Contemporary Text-to-Image (T2I) models frequently depend on qualitative human evaluations to assess the consistency between synthesized images and the text prompts. There is a demand for quantitative and automatic evaluation tools, given that human evaluation lacks reproducibility. We believe that an effective T2I evaluation metric should accomplish the following: detect instances where the generated images do not align with the textual prompts, a discrepancy we define as the `hallucination problem' in T2I tasks; record the types and frequency of hallucination issues, aiding users in understanding the causes of errors; and provide a comprehensive and intuitive scoring that close to human standard. To achieve these objectives, we propose a method based on large language models (LLMs) for conducting question-answering with an extracted scene-graph and created a dataset with human-rated scores for generated images. From the methodology perspective, we combine knowledge-enhanced question-answering tasks with image evaluation tasks, making the evaluation metrics more controllable and easier to interpret.

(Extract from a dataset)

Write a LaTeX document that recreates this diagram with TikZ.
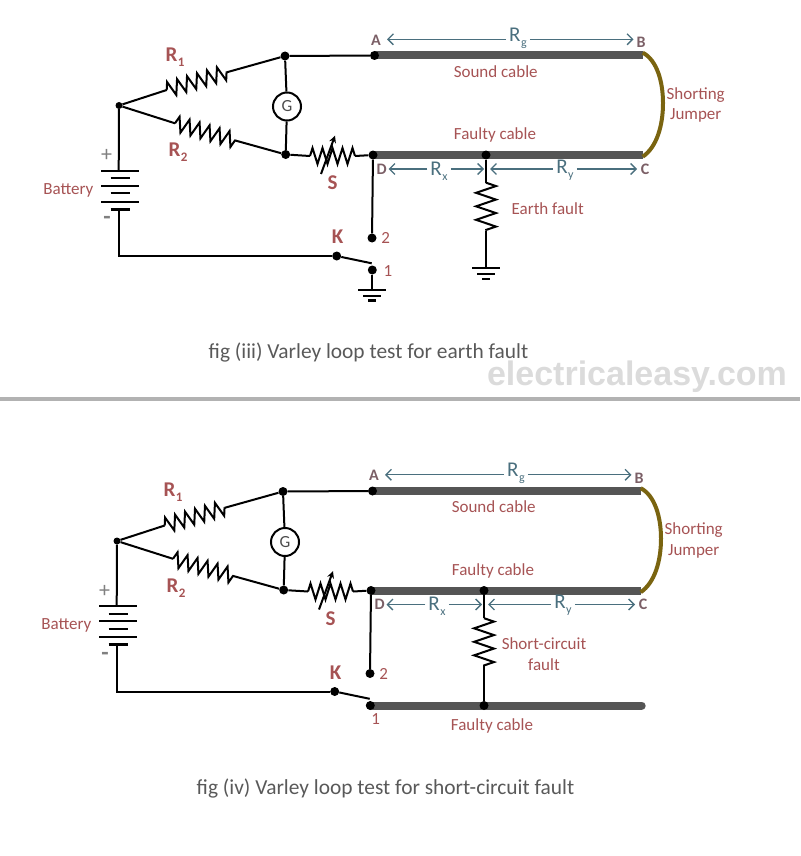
\documentclass[tikz,border=0pt]{standalone}
\usepackage{fontspec}
\setmainfont{Carlito}
\newfontfamily\markfont{Liberation Sans}
\usetikzlibrary{arrows.meta,decorations.pathmorphing,backgrounds}

\definecolor{labelred}{HTML}{A65354}
\definecolor{pointgray}{HTML}{7B5F66}
\definecolor{dimblue}{HTML}{4A6F7E}
\definecolor{cablegray}{HTML}{555555}
\definecolor{jumperbrown}{HTML}{7A6410}

\newcommand{\subone}[1]{\kern0.5pt\raisebox{-5pt}{\fontsize{13}{13}\selectfont #1}}
\newcommand{\subtwo}[1]{\kern0.5pt\raisebox{-5pt}{\fontsize{12}{12}\selectfont #1}}

\tikzset{
    wire/.style={line width=2pt, black},
    dot/.style={circle, fill=black, inner sep=0pt, minimum size=9pt},
    smalldot/.style={circle, fill=black, inner sep=0pt, minimum size=7pt},
    res/.style 2 args={wire, decorate, decoration={zigzag, segment length=#1, amplitude=#2}},
    cable/.style={line width=8pt, cablegray},
    jumper/.style={line width=4pt, jumperbrown},
    dim/.style={line width=1.3pt, dimblue, -{Straight Barb[length=5.5pt,width=11pt]}},
    txt/.style={text=labelred, font=\fontsize{17}{19}\selectfont, inner sep=1pt},
    big/.style={text=labelred, font=\fontsize{21}{22}\selectfont\bfseries, inner sep=1pt},
    point/.style={text=pointgray, font=\fontsize{16}{18}\selectfont\bfseries, inner sep=0pt},
    rlabel/.style={text=dimblue, font=\fontsize{21}{22}\selectfont, inner sep=3pt},
    caption/.style={text=black!65, font=\fontsize{21.4}{24}\selectfont, inner sep=0pt},
    pics/gnd/.style={code={
        \draw[wire] (-14,0) -- (14,0);
        \draw[wire] (-9,5.5) -- (9,5.5);
        \draw[line width=2.5pt] (-4,10.5) -- (4,10.5);
    }},
}

\begin{document}
\begin{tikzpicture}[x=1pt, y=-1pt]
    \useasboundingbox (0,0) rectangle (800,856);

    % both circuits
    \foreach \p/\dx/\dy in {t/0/0, b/-2/435.5} {
    \begin{scope}[shift={(\dx,\dy)}]
        \node[smalldot] (j\p) at (119,105.5) {};
        \node[dot] (u\p) at (285,56) {};
        \node[dot] (v\p) at (285.7,154.5) {};
        \node[dot] (A\p) at (374.5,55.5) {};
        \node[dot] (D\p) at (373,155) {};
        \node[dot] (F\p) at (486,155) {};
        \node[dot] (two\p) at (372,238) {};
        \node[dot] (one\p) at (372.3,270) {};
        \node[dot] (K\p) at (336.7,256) {};
        \node[draw, line width=2pt, circle, minimum size=28pt, inner sep=0pt, font=\fontsize{17}{19}\selectfont, text=black!70] (G\p) at (287,106.5) {G};

        \coordinate (r1a\p) at (166.7,90);
        \coordinate (r1b\p) at (226.7,72.3);
        \coordinate (r2a\p) at (175,123.3);
        \coordinate (r2b\p) at (236,140.7);
        \coordinate (sa\p) at (310,156);
        \coordinate (sb\p) at (355,156);
        \coordinate (fa\p) at (486,182.7);
        \coordinate (fb\p) at (486,230.7);
        \coordinate (bt\p) at (118.7,170.7);
        \coordinate (bb\p) at (118.7,209.3);
        \coordinate (bc\p) at (118.7,256);
        \coordinate (B\p) at (642.7,55.5);
        \coordinate (C\p) at (642.7,155);

        \begin{scope}[on background layer]
            \draw[cable] (A\p.center) -- (B\p);
            \draw[cable] (D\p.center) -- (C\p);
        \end{scope}
        \draw[jumper] (642.7,52.7) .. controls (657,60) and (663,82) .. (663,103) .. controls (663,125) and (657,147) .. (642.7,156.7);

        \draw[wire] (j\p) -- (r1a\p);
        \draw[res={10.4pt}{7.5pt}] (r1a\p) -- (r1b\p);
        \draw[wire] (r1b\p) -- (u\p);
        \draw[wire] (j\p) -- (r2a\p);
        \draw[res={10.4pt}{7.5pt}] (r2a\p) -- (r2b\p);
        \draw[wire] (r2b\p) -- (v\p);
        \draw[wire] (u\p) -- (A\p);
        \draw[wire] (u\p) -- (G\p);
        \draw[wire] (G\p) -- (v\p);
        \draw[wire] (v\p) -- (sa\p);
        \draw[res={10pt}{8pt}] (sa\p) -- (sb\p);
        \draw[wire] (sb\p) -- (D\p);
        \draw[wire, -{Stealth[length=7pt,width=7pt]}] (321,174) -- (335,135.7);
        \draw[wire] (D\p) -- (two\p);
        \draw[wire] (F\p) -- (fa\p);
        \draw[res={13.5pt}{10pt}] (fa\p) -- (fb\p);

        % battery
        \draw[wire] (j\p) -- (bt\p);
        \foreach \y in {170.7,185.7,201.7}
            \draw[wire] (101,\y) -- (139,\y);
        \foreach \y in {178.3,193.3}
            \draw[wire] (110.7,\y) -- (130,\y);
        \draw[line width=2.8pt] (110.7,209.3) -- (130,209.3);
        \draw[wire] (bb\p) -- (bc\p) -- (K\p);
        \draw[wire] (K\p) -- (371.7,263.3);

        % labels
        \node[big] (r1l\p) at (175,57) {R\subone{1}};
        \node[big] (r2l\p) at (178,152.5) {R\subone{2}};
        \node[big] (sl\p) at (332.7,183) {S};
        \node[big] (kl\p) at (337.7,237) {K};
        \node[txt] (bat\p) at (68.3,190) {Battery};
        \node[text=black!50, font=\fontsize{22}{22}\selectfont, inner sep=0pt] (plus\p) at (106.7,155.5) {+};
        \node[text=black!50, font=\fontsize{24}{24}\selectfont\bfseries, inner sep=0pt] (minus\p) at (107,220.5) {-};
        \node[txt] (twol\p) at (385.7,238) {2};
        \node[point] (al\p) at (376,40) {A};
        \node[point] (bl\p) at (641,42.5) {B};
        \node[point] (cl\p) at (645,169) {C};
        \node[point] (dl\p) at (381.7,169) {D};
        \node[txt] (snd\p) at (495.7,71.5) {Sound cable};
        \node[txt] (fty\p) at (495,135) {Faulty cable};
        \node[txt, align=center, font=\fontsize{17}{20.5}\selectfont] (sj\p) at (695.7,105) {Shorting\\Jumper};

        % lengths
        \coordinate (gl\p) at (387,39.3);
        \coordinate (gr\p) at (633.5,39.3);
        \coordinate (xl\p) at (388.5,169);
        \coordinate (xr\p) at (484,169);
        \coordinate (yl\p) at (490,169);
        \coordinate (yr\p) at (637,169);
        \node[rlabel] (rg\p) at (518,38) {R\subtwo{g}};
        \node[rlabel] (rx\p) at (439,171) {R\subtwo{x}};
        \node[rlabel] (ry\p) at (565,170) {R\subtwo{y}};
        \draw[dim] (gl\p -| rg\p.west) -- (gl\p);
        \draw[dim] (gr\p -| rg\p.east) -- (gr\p);
        \draw[dim] (xl\p -| rx\p.west) -- (xl\p);
        \draw[dim] (xr\p -| rx\p.east) -- (xr\p);
        \draw[dim] (yl\p -| ry\p.west) -- (yl\p);
        \draw[dim] (yr\p -| ry\p.east) -- (yr\p);
    \end{scope}
    }

    % earth fault
    \coordinate (gf) at (486,268.3);
    \coordinate (gk) at (372.3,290);
    \draw[wire] (fbt) -- (gf);
    \draw[wire] (onet) -- (gk);
    \pic at (gf) {gnd};
    \pic at (gk) {gnd};
    \node[txt] (onelt) at (388,271) {1};
    \node[txt] (earth) at (547.7,208.5) {Earth fault};
    \node[caption] (capt) at (368.5,353) {fig (iii) Varley loop test for earth fault};
    \node[font=\markfont\fontsize{34}{36}\selectfont\bfseries, text=black!14, inner sep=0pt] (mark) at (637,377) {electricaleasy.com};

    \coordinate (rl) at (0,399);
    \coordinate (rr) at (800,399);
    \draw[line width=4pt, black!30] (rl) -- (rr);

    % short-circuit fault
    \coordinate (third) at (641.7,705.5);
    \node[dot] (Fs) at (484,705.5) {};
    \begin{scope}[on background layer]
        \draw[cable, line cap=round] (oneb.center) -- (third);
    \end{scope}
    \draw[wire] (fbb) -- (Fs);
    \node[txt] (onelb) at (375.7,719) {1};
    \node[txt] (ftys) at (492,726) {Faulty cable};
    \node[txt, align=center, font=\fontsize{17}{20.5}\selectfont] (sc) at (544,654) {Short-circuit\\fault};
    \node[caption] (capb) at (385.5,789) {fig (iv) Varley loop test for short-circuit fault};
\end{tikzpicture}
\end{document}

For the contribution on the dataset side, we generated 12,000 synthesized images based on 1,000 composited prompts using three advanced T2I models. Subsequently, we conduct human scoring on all synthesized images and prompt pairs to validate the accuracy and effectiveness of our method as an evaluation metric. All generated images and the human-labeled scores will be made publicly available in the future to facilitate ongoing research on this crucial issue. Extensive experiments show that our method aligns more closely with human scoring patterns than other evaluation metrics.

Paper Structure

This paper contains 20 sections, 1 equation, 2 figures, 3 tables.

Figures (2)

  • Figure 1: The complete framework for the text-to-image (T2I) generation to evaluation process is as follows: (a) First, we generate images from the textual prompts; (b) Then, we extract entities from these images and construct a knowledge graph; (c) Subsequently, we generate template questions based on the textual prompts and perform GraphQA using the constructed knowledge graph. Finally, we score the answers to obtain the final evaluation score.
  • Figure 2: Qualitative Evaluation: We select several hallucinated images not aligned with the prompts for each generative models. Each column indicate a specific type of hallucination issue. The last column are the images that totally off-topic to the prompts.